Data records
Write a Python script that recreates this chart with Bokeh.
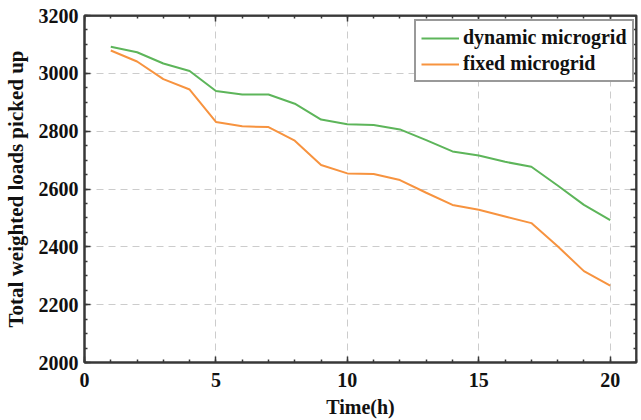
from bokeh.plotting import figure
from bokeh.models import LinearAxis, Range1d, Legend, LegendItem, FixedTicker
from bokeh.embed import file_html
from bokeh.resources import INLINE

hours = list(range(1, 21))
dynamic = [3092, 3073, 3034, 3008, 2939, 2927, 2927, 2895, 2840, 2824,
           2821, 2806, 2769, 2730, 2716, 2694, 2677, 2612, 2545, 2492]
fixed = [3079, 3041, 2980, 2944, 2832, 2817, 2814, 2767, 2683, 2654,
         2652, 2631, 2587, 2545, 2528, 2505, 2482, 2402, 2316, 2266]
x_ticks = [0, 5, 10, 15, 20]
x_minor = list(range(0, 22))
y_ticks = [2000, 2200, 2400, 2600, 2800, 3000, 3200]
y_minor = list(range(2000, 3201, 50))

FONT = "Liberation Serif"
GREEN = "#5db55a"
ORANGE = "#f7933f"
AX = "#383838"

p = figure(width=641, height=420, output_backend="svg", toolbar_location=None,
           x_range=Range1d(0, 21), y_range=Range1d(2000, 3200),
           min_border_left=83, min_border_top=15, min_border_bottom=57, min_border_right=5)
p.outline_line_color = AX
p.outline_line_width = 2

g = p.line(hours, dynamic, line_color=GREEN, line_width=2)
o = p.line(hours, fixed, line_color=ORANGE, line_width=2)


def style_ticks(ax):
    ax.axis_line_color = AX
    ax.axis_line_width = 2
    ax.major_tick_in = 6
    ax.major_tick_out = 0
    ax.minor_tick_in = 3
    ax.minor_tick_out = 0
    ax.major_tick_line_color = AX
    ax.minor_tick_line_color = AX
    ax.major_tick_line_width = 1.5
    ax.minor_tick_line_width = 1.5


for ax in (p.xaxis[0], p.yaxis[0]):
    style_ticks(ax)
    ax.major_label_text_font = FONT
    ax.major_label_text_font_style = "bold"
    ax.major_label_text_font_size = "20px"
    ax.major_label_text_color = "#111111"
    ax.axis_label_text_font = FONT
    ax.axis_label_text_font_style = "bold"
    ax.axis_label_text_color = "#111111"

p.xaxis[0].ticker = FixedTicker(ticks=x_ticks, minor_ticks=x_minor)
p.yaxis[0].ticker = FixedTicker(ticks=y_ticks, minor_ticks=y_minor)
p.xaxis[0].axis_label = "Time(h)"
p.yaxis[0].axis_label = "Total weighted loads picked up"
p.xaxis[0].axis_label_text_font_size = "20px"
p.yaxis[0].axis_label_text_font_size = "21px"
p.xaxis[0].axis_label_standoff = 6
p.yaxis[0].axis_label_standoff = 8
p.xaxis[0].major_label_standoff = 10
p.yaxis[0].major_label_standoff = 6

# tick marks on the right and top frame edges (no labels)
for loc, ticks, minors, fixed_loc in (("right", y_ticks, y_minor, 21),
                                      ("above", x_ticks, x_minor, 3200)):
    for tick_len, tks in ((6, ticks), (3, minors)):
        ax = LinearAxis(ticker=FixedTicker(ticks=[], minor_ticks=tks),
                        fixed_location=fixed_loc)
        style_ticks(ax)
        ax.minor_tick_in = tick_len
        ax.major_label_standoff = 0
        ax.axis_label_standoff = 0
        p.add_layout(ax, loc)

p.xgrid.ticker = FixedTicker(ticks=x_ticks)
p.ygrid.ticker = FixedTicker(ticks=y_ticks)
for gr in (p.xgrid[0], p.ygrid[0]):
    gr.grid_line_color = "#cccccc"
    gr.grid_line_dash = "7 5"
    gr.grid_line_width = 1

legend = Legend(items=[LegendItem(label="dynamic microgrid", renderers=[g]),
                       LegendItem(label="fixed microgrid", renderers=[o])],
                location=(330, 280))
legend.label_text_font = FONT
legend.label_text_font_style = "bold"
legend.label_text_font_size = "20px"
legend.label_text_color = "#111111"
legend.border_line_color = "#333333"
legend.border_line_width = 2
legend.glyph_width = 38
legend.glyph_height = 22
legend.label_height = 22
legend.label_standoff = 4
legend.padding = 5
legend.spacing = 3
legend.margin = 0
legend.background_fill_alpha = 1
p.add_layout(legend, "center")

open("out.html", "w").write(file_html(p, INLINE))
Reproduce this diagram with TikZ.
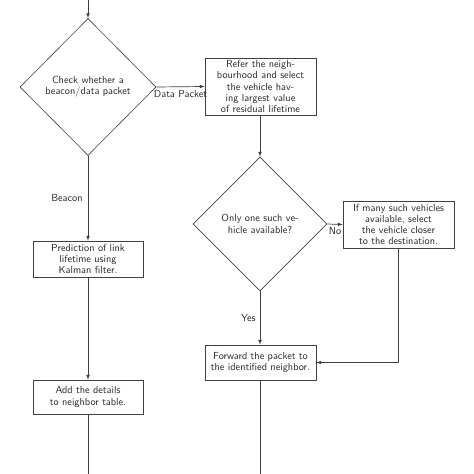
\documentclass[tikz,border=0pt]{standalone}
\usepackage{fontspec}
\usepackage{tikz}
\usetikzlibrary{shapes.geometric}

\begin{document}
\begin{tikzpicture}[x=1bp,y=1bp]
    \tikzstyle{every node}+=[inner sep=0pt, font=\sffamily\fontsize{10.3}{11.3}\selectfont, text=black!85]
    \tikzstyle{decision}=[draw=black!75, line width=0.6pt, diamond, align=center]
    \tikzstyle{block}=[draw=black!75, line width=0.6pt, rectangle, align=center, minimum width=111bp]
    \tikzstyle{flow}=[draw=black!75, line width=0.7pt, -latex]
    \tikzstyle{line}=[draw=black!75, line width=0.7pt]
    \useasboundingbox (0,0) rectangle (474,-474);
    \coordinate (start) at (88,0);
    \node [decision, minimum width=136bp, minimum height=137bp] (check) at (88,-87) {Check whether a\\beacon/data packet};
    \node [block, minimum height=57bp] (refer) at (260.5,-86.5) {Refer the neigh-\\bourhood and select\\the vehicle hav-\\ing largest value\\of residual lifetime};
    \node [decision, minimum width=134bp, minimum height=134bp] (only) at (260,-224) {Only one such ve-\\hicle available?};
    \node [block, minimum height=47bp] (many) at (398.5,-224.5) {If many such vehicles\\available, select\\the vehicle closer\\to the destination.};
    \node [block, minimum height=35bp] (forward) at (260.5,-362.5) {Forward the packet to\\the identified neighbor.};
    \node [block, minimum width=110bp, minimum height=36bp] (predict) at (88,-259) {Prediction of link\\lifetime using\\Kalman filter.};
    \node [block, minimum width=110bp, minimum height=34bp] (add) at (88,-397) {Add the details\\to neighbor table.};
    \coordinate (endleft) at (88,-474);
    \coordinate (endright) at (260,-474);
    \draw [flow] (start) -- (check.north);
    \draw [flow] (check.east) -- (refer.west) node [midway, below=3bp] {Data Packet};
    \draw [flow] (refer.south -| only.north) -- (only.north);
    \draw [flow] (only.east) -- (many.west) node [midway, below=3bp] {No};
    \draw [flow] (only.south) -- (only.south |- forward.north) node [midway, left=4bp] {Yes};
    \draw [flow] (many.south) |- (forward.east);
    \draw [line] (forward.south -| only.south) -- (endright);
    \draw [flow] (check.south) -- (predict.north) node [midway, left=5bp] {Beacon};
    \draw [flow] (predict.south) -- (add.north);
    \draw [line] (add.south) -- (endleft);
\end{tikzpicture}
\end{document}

◆ REQUEST: Looking at the records above, report how many lines contain the word "this". Answer with the number only.

◆ WORKED ANSWER: 2